Hey what’s up Thinkers! Kathy Gibbens here…
Let’s start off with a quick review of a fallacy we covered earlier this season, the Argument Against Self-Confidence. Hit pause for just a second and see if you can define this fallacy! The Argument Against Self-Confidence fallacy happens when someone attacks their opponent’s self-confidence rather than attacking their argument or the evidence they’re presenting. They’ll ask questions like, are you sure that…? Or Did it really…? To try to get you to show some self-doubt and then claim you can’t be credible b/c you aren’t really sure.
Question to ask yourself: “Does the fact that they’re unsure make their argument invalid?”
If you want to hear more about this fallacy, check out Episode 69.
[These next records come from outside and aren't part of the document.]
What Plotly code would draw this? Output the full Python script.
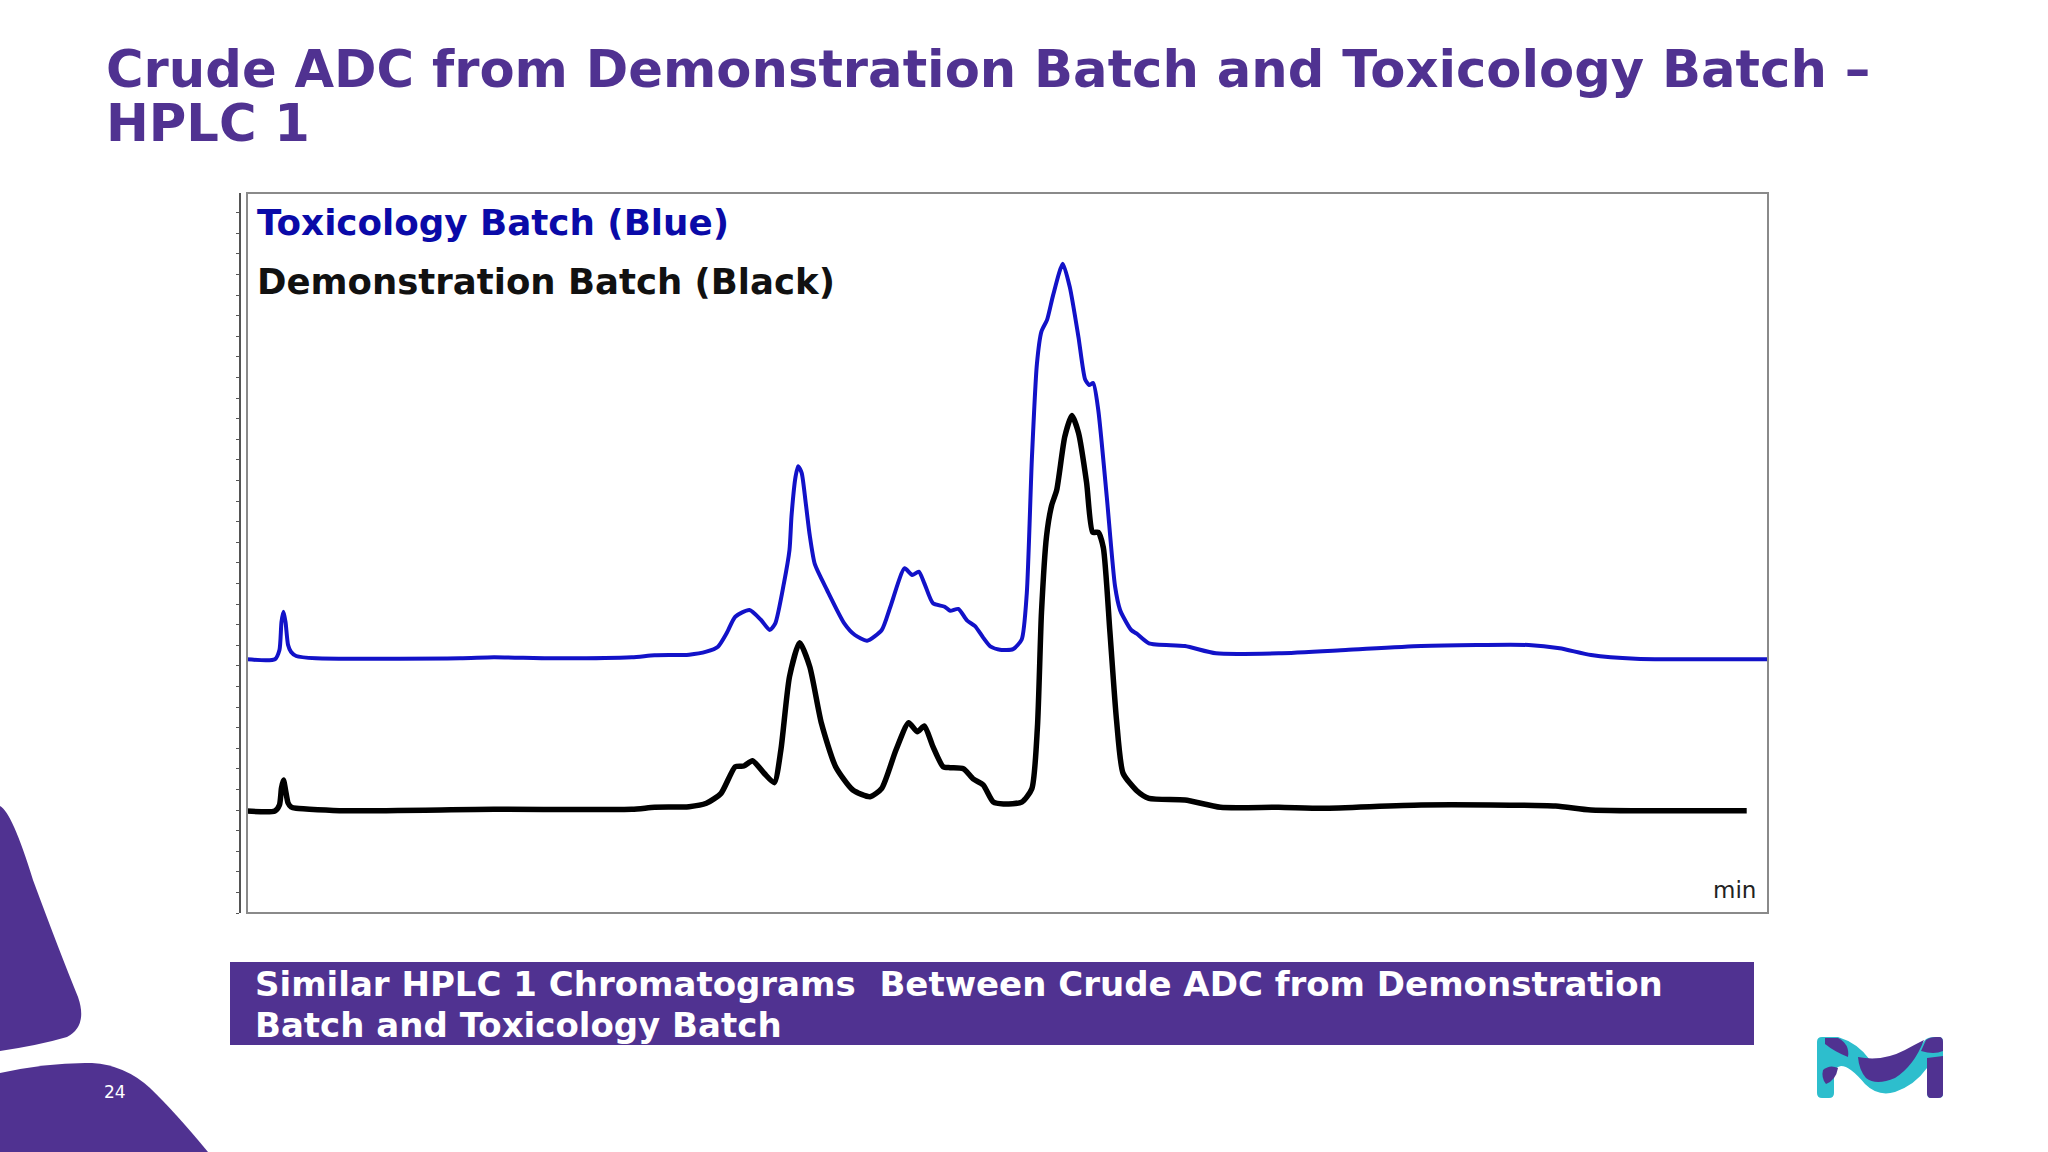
import plotly.graph_objects as go

W, H = 2048, 1152

# ---------------- data (retention time in min, detector signal in arbitrary units) -------------
blue_t = [0.00, 0.55, 0.64, 0.68, 0.72, 0.76, 0.81, 0.87, 0.97, 1.36, 4.20, 4.87, 6.01, 7.59,
          8.04, 8.72, 9.06, 9.29, 9.46, 9.63, 9.91, 10.14, 10.31, 10.42, 10.59, 10.70, 10.74,
          10.82, 10.87, 10.94, 11.02, 11.10, 11.20, 11.44, 11.78, 11.99, 12.23, 12.52, 12.69,
          12.97, 13.12, 13.25, 13.36, 13.53, 13.76, 13.87, 14.03, 14.20, 14.36, 14.52, 14.66,
          14.85, 15.11, 15.28, 15.38, 15.48, 15.58, 15.67, 15.78, 15.90, 16.09, 16.23, 16.40,
          16.53, 16.61, 16.69, 16.79, 16.96, 17.12, 17.22, 17.28, 17.44, 17.55, 17.79, 18.50,
          19.11, 20.35, 21.67, 23.16, 25.28, 25.89, 26.51, 27.39, 30.00]
blue_v = [253.7, 253.7, 263.0, 291.0, 301.3, 291.0, 268.0, 261.0, 257.0, 254.7, 254.7, 255.7,
          254.7, 255.7, 257.7, 258.3, 261.3, 266.3, 279.7, 296.3, 303.0, 293.0, 283.0, 289.7,
          329.7, 363.0, 397.1, 436.3, 446.8, 440.2, 410.2, 377.5, 348.8, 323.0, 289.7, 278.0,
          272.3, 283.0, 306.3, 344.7, 338.0, 341.3, 329.7, 309.7, 306.3, 302.2, 304.1, 292.6,
          286.9, 275.4, 266.6, 263.2, 263.9, 273.5, 319.4, 453.4, 549.0, 581.6, 593.1, 617.9,
          649.3, 625.6, 575.8, 533.7, 528.0, 529.9, 503.1, 415.1, 327.1, 303.0, 296.5, 283.0,
          279.3, 269.7, 267.0, 259.7, 259.7, 263.0, 267.0, 268.0, 264.7, 258.0, 254.3, 253.7]

black_t = [0.00, 0.55, 0.64, 0.68, 0.72, 0.76, 0.81, 0.87, 0.97, 1.93, 4.87, 7.59, 8.04, 8.72,
           9.06, 9.35, 9.63, 9.80, 9.97, 10.20, 10.40, 10.53, 10.70, 10.90, 11.10, 11.33, 11.61,
           11.95, 12.29, 12.52, 12.80, 13.05, 13.22, 13.36, 13.53, 13.73, 13.87, 14.13, 14.33,
           14.52, 14.72, 14.92, 15.28, 15.48, 15.59, 15.67, 15.77, 15.87, 15.97, 16.13, 16.27,
           16.40, 16.56, 16.68, 16.79, 16.89, 17.02, 17.15, 17.28, 17.55, 17.79, 18.50, 19.20,
           20.35, 21.23, 23.16, 25.81, 26.51, 29.58]
black_v = [102.0, 102.0, 108.0, 125.0, 133.0, 123.0, 110.0, 106.0, 104.7, 102.3, 103.7, 103.7,
           105.7, 106.3, 109.7, 119.7, 146.3, 147.0, 152.3, 139.7, 130.3, 163.0, 236.3, 270.3,
           246.3, 189.7, 146.3, 123.0, 116.3, 124.7, 163.0, 190.3, 181.3, 187.0, 166.3, 146.3,
           145.3, 144.2, 133.8, 128.1, 110.9, 109.0, 110.9, 124.3, 185.5, 300.3, 376.8, 407.5,
           422.8, 476.3, 497.4, 480.2, 430.4, 380.7, 380.7, 365.4, 281.2, 193.1, 139.6, 122.3,
           114.7, 113.0, 105.7, 105.7, 104.7, 108.0, 107.0, 103.0, 102.3]

TITLE_LINE_1 = "Crude ADC from Demonstration Batch and Toxicology Batch \u2013"
TITLE_LINE_2 = "HPLC 1"
LABEL_BLUE = "Toxicology Batch (Blue)"
LABEL_BLACK = "Demonstration Batch (Black)"
X_UNIT = "min"
BANNER_LINE_1 = "Similar HPLC 1 Chromatograms \u00a0Between Crude ADC from Demonstration"
BANNER_LINE_2 = "Batch and Toxicology Batch"
PAGE_NO = "24"

PURPLE = "#503291"
TEAL = "#2dbecd"
FONT = "DejaVu Sans"


def px(x):
    return x / W


def py(y):
    return 1 - y / H


def path(cmds):
    """cmds: list of (letter, [x1, y1, x2, y2, ...]) in page pixels -> paper path string"""
    out = []
    for letter, pts in cmds:
        if letter == "Z":
            out.append("Z")
            continue
        coords = []
        for i in range(0, len(pts), 2):
            coords.append(f"{px(pts[i]):.5f},{py(pts[i + 1]):.5f}")
        out.append(letter + " " + " ".join(coords))
    return " ".join(out)


fig = go.Figure()

fig.add_trace(go.Scatter(
    x=black_t, y=black_v, mode="lines", name=LABEL_BLACK,
    line=dict(color="#000000", width=5.5, shape="spline", smoothing=0.6),
    hoverinfo="skip", showlegend=False))
fig.add_trace(go.Scatter(
    x=blue_t, y=blue_v, mode="lines", name=LABEL_BLUE,
    line=dict(color="#1212c8", width=4, shape="spline", smoothing=0.6),
    hoverinfo="skip", showlegend=False))

shapes = []
# chart frame
shapes.append(dict(type="rect", xref="x domain", yref="y domain", x0=0, x1=1, y0=0, y1=1,
                   line=dict(color="#8a8a8a", width=2)))
# banner
shapes.append(dict(type="rect", xref="paper", yref="paper", x0=px(230), x1=px(1754),
                   y0=py(1045), y1=py(962), fillcolor=PURPLE, line=dict(width=0), layer="below"))
# bottom-left decorative blobs
shapes.append(dict(type="path", xref="paper", yref="paper", fillcolor=PURPLE, line=dict(width=0),
                   path=path([("M", [0, 806]), ("Q", [12, 812, 33, 880]), ("Q", [60, 953, 78, 997]),
                              ("Q", [88, 1026, 67, 1037]), ("Q", [40, 1045, 0, 1051]), ("Z", [])])))
shapes.append(dict(type="path", xref="paper", yref="paper", fillcolor=PURPLE, line=dict(width=0),
                   path=path([("M", [0, 1073]), ("Q", [50, 1062, 92, 1063]), ("Q", [125, 1065, 150, 1088]),
                              ("Q", [175, 1112, 208, 1152]), ("L", [0, 1152]), ("Z", [])])))
# logo (teal ribbon + purple parts)
shapes.append(dict(type="path", xref="paper", yref="paper", fillcolor=TEAL, line=dict(width=0),
                   path=path([("M", [1817, 1042]), ("Q", [1817, 1037, 1822, 1037]), ("L", [1838, 1037]),
                              ("Q", [1858, 1043, 1870, 1060]), ("Q", [1882, 1075, 1897, 1068]),
                              ("Q", [1912, 1058, 1925, 1040]), ("Q", [1928, 1037, 1935, 1037]),
                              ("L", [1939, 1037]), ("Q", [1943, 1037, 1943, 1042]), ("L", [1943, 1094]),
                              ("Q", [1943, 1098, 1938, 1098]), ("L", [1931, 1098]),
                              ("Q", [1927, 1098, 1927, 1093]), ("L", [1927, 1068]),
                              ("Q", [1915, 1085, 1895, 1092]), ("Q", [1878, 1097, 1865, 1084]),
                              ("Q", [1850, 1066, 1841, 1066]), ("Q", [1834, 1067, 1834, 1076]),
                              ("L", [1834, 1093]), ("Q", [1834, 1098, 1829, 1098]), ("L", [1822, 1098]),
                              ("Q", [1817, 1098, 1817, 1093]), ("Z", [])])))
shapes.append(dict(type="path", xref="paper", yref="paper", fillcolor=PURPLE, line=dict(width=0),
                   path=path([("M", [1825, 1038]), ("L", [1838, 1038]), ("Q", [1850, 1044, 1848, 1057]),
                              ("Q", [1835, 1052, 1825, 1044]), ("Z", [])])))
shapes.append(dict(type="path", xref="paper", yref="paper", fillcolor=PURPLE, line=dict(width=0),
                   path=path([("M", [1858, 1057]), ("Q", [1882, 1062, 1905, 1050]),
                              ("Q", [1916, 1044, 1924, 1040]), ("Q", [1914, 1066, 1895, 1078]),
                              ("Q", [1876, 1086, 1866, 1078]), ("Q", [1859, 1070, 1858, 1057]), ("Z", [])])))
shapes.append(dict(type="path", xref="paper", yref="paper", fillcolor=PURPLE, line=dict(width=0),
                   path=path([("M", [1927, 1058]), ("L", [1943, 1056]), ("L", [1943, 1094]),
                              ("Q", [1943, 1098, 1938, 1098]), ("L", [1931, 1098]),
                              ("Q", [1927, 1098, 1927, 1093]), ("Z", [])])))
shapes.append(dict(type="path", xref="paper", yref="paper", fillcolor=PURPLE, line=dict(width=0),
                   path=path([("M", [1926, 1040]), ("Q", [1930, 1037, 1936, 1037]), ("L", [1939, 1037]),
                              ("Q", [1943, 1037, 1943, 1042]), ("L", [1943, 1051]),
                              ("Q", [1934, 1055, 1921, 1051]), ("Z", [])])))
shapes.append(dict(type="path", xref="paper", yref="paper", fillcolor=PURPLE, line=dict(width=0),
                   path=path([("M", [1823, 1070]), ("Q", [1830, 1064, 1838, 1068]),
                              ("Q", [1836, 1080, 1826, 1084]), ("Q", [1821, 1078, 1823, 1070]), ("Z", [])])))

annotations = [
    dict(text=TITLE_LINE_1, x=px(104), y=py(69), xanchor="left", yanchor="middle",
         font=dict(family=FONT, size=51.2, color=PURPLE, weight="bold")),
    dict(text=TITLE_LINE_2, x=px(104), y=py(123), xanchor="left", yanchor="middle",
         font=dict(family=FONT, size=51.2, color=PURPLE, weight="bold")),
    dict(text=LABEL_BLUE, x=px(255), y=py(222), xanchor="left", yanchor="middle",
         font=dict(family=FONT, size=35.7, color="#0a0aa8", weight="bold")),
    dict(text=LABEL_BLACK, x=px(255), y=py(282), xanchor="left", yanchor="middle",
         font=dict(family=FONT, size=35.5, color="#111111", weight="bold")),
    dict(text=X_UNIT, x=px(1758), y=py(890), xanchor="right", yanchor="middle",
         font=dict(family=FONT, size=23, color="#222222")),
    dict(text=BANNER_LINE_1, x=px(253), y=py(984), xanchor="left", yanchor="middle",
         font=dict(family=FONT, size=34, color="#ffffff", weight="bold")),
    dict(text=BANNER_LINE_2, x=px(253), y=py(1025), xanchor="left", yanchor="middle",
         font=dict(family=FONT, size=34, color="#ffffff", weight="bold")),
    dict(text=PAGE_NO, x=px(115), y=py(1092), xanchor="center", yanchor="middle",
         font=dict(family=FONT, size=17, color="#ffffff")),
]
for a in annotations:
    a.update(xref="paper", yref="paper", showarrow=False)

fig.update_layout(
    width=W, height=H, autosize=False,
    margin=dict(l=0, r=0, t=0, b=0),
    paper_bgcolor="#ffffff", plot_bgcolor="#ffffff",
    showlegend=False,
    xaxis=dict(domain=[px(247), px(1768)], range=[0, 30], showgrid=False, zeroline=False,
               showticklabels=False, ticks="", showline=False, fixedrange=True),
    yaxis=dict(domain=[py(913), py(193)], range=[0, 720], anchor="free", position=px(240),
               showgrid=False, zeroline=False, showticklabels=False, showline=True,
               linecolor="#555555", linewidth=1.5, ticks="outside", ticklen=3, tickwidth=1,
               tickcolor="#555555", tick0=0, dtick=20.6, fixedrange=True),
    shapes=shapes,
    annotations=annotations,
)

fig.write_html("out.html")
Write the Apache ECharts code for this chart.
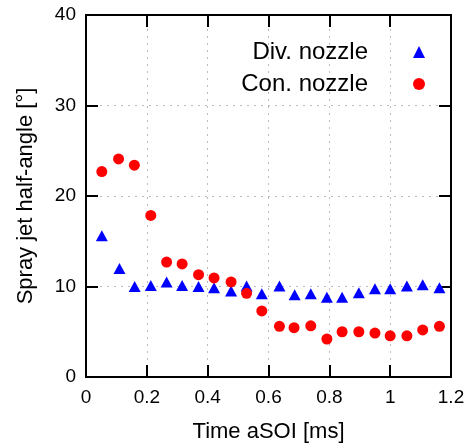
<!DOCTYPE html>
<html>
<head>
<meta charset="utf-8">
<script src="https://cdn.jsdelivr.net/npm/echarts@6/dist/echarts.min.js"></script>
<style>html,body{margin:0;padding:0;background:#fff}#c{width:475px;height:448px}</style>
</head>
<body>
<div id="c"></div>
<script>
const divTime = [0.052,0.11,0.16,0.213,0.265,0.316,0.37,0.421,0.477,0.528,0.578,0.636,0.686,0.739,0.792,0.842,0.897,0.95,1.0,1.055,1.107,1.162];
const divAngle = [15.6,12.0,10.0,10.1,10.5,10.1,10.0,9.85,9.5,10.05,9.2,10.05,9.1,9.2,8.8,8.8,9.3,9.75,9.75,10.05,10.2,9.85];
const conTime = [0.052,0.107,0.159,0.213,0.265,0.316,0.37,0.421,0.477,0.528,0.578,0.636,0.684,0.739,0.792,0.842,0.897,0.95,1.0,1.055,1.107,1.162];
const conAngle = [22.7,24.1,23.4,17.85,12.7,12.5,11.3,10.95,10.5,9.25,7.3,5.6,5.45,5.65,4.2,5.0,5.0,4.85,4.55,4.55,5.2,5.6];
const xTicks = [0,0.2,0.4,0.6,0.8,1,1.2];
const yTicks = [0,10,20,30,40];

const font = 'Liberation Sans, Arial, Helvetica, sans-serif';
const chart = echarts.init(document.getElementById('c'));
const tickLen = 12;
const tickStyle = {show: true, inside: true, length: tickLen, lineStyle: {color: '#000', width: 2}};
const lineStyle = {show: true, onZero: false, lineStyle: {color: '#000', width: 2}};
chart.setOption({
  animation: false,
  grid: {left: 86, right: 24, top: 15, bottom: 70, show: true, borderColor: '#000', borderWidth: 2, backgroundColor: 'transparent'},
  legend: {
    orient: 'vertical', right: 45, top: 35, align: 'right', itemGap: 8,
    itemWidth: 12, itemHeight: 12,
    textStyle: {fontFamily: font, fontSize: 24, color: '#000', padding: [0, 40, 0, 0]},
    data: [{name: 'Div. nozzle', icon: 'triangle'}, {name: 'Con. nozzle', icon: 'circle'}]
  },
  xAxis: [{
    type: 'value', position: 'bottom', min: xTicks[0], max: xTicks[xTicks.length-1], interval: 0.2,
    name: 'Time aSOI [ms]', nameLocation: 'middle', nameGap: 44,
    nameTextStyle: {fontFamily: font, fontSize: 22, color: '#000'},
    axisLine: lineStyle, axisTick: tickStyle,
    axisLabel: {fontFamily: font, fontSize: 19, color: '#000', margin: 11},
    splitLine: {show: true, lineStyle: {type: [2, 5], color: '#bbb', width: 1}}
  }, {
    type: 'value', position: 'top', min: xTicks[0], max: xTicks[xTicks.length-1], interval: 0.2,
    axisLine: lineStyle, axisTick: tickStyle,
    axisLabel: {show: false}, splitLine: {show: false}
  }],
  yAxis: [{
    type: 'value', position: 'left', min: yTicks[0], max: yTicks[yTicks.length-1], interval: 10,
    name: 'Spray jet half-angle [°]', nameLocation: 'middle', nameGap: 49,
    nameTextStyle: {fontFamily: font, fontSize: 22, color: '#000'},
    axisLine: lineStyle, axisTick: tickStyle,
    axisLabel: {fontFamily: font, fontSize: 19, color: '#000', margin: 10},
    splitLine: {show: true, lineStyle: {type: [2, 5], color: '#bbb', width: 1}}
  }, {
    type: 'value', position: 'right', min: yTicks[0], max: yTicks[yTicks.length-1], interval: 10,
    axisLine: lineStyle, axisTick: tickStyle,
    axisLabel: {show: false}, splitLine: {show: false}
  }],
  series: [{
    name: 'Div. nozzle', type: 'scatter', symbol: 'triangle', symbolSize: [12, 11],
    itemStyle: {color: '#0000ff', opacity: 1},
    data: divTime.map((t, i) => [t, divAngle[i]])
  }, {
    name: 'Con. nozzle', type: 'scatter', symbol: 'circle', symbolSize: 11,
    itemStyle: {color: '#ff0000', opacity: 1},
    data: conTime.map((t, i) => [t, conAngle[i]])
  }]
});
</script>
</body>
</html>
Today’s episode is going to be a short & sweet one AND it’s brought to you by my Meme Fallacy Quiz! I have a short quiz that you can take to test your knowledge of the fallacies. There are 10 memes that I’ve found online and you have to pick which fallacy is being committed in the meme. It’s quick, fun and great practice! Just go to filteritthroughabraincell.com/quiz
Ok, so Before I give you Part 6 of our How to Argue & Debate Well mini-series, Let’s do a quick review of the first 5: 1) you have to study both sides of the issue; 2) you should have evidence, and it should be credible; and 3) it’s ok to argue values, but it doesn’t work to argue feelings. 4) You can’t argue well if you don’t listen well. And 5) You have to actually be winsome & confident in your delivery. Ok, this brings us to Part 6, which is this:
6. Resorting to strawman fallacies, ad hominem attacks and mockery are sure signs that you no longer have any credible arguments left. Things like name-calling & mockery are the kiss of death in a debate. If you’re doing it, it just tells the other person that you’re all out of arguments, and if the other person does it to you, don’t take it personal, just know they’re all out of arguments. It takes a big person who is secure in who they are to say, “Hmm, that’s a good point, I hadn’t thought about it and I don’t know what to say. Can I look into it and get back to you?” Or to say, “You know what, you’re right, and I think I’m wrong about this particular issue or topic” Most people won’t be able to do that, even when they are proven to be wrong, so they resort to personal attacks. But not you. You’re not going to be most people b/c you’re learning these skills now!
Remember: When you learn HOW to think, you will no longer fall prey to those who are trying to tell you what THEY want you to think and it all starts with asking one simple question: “Is that really true?”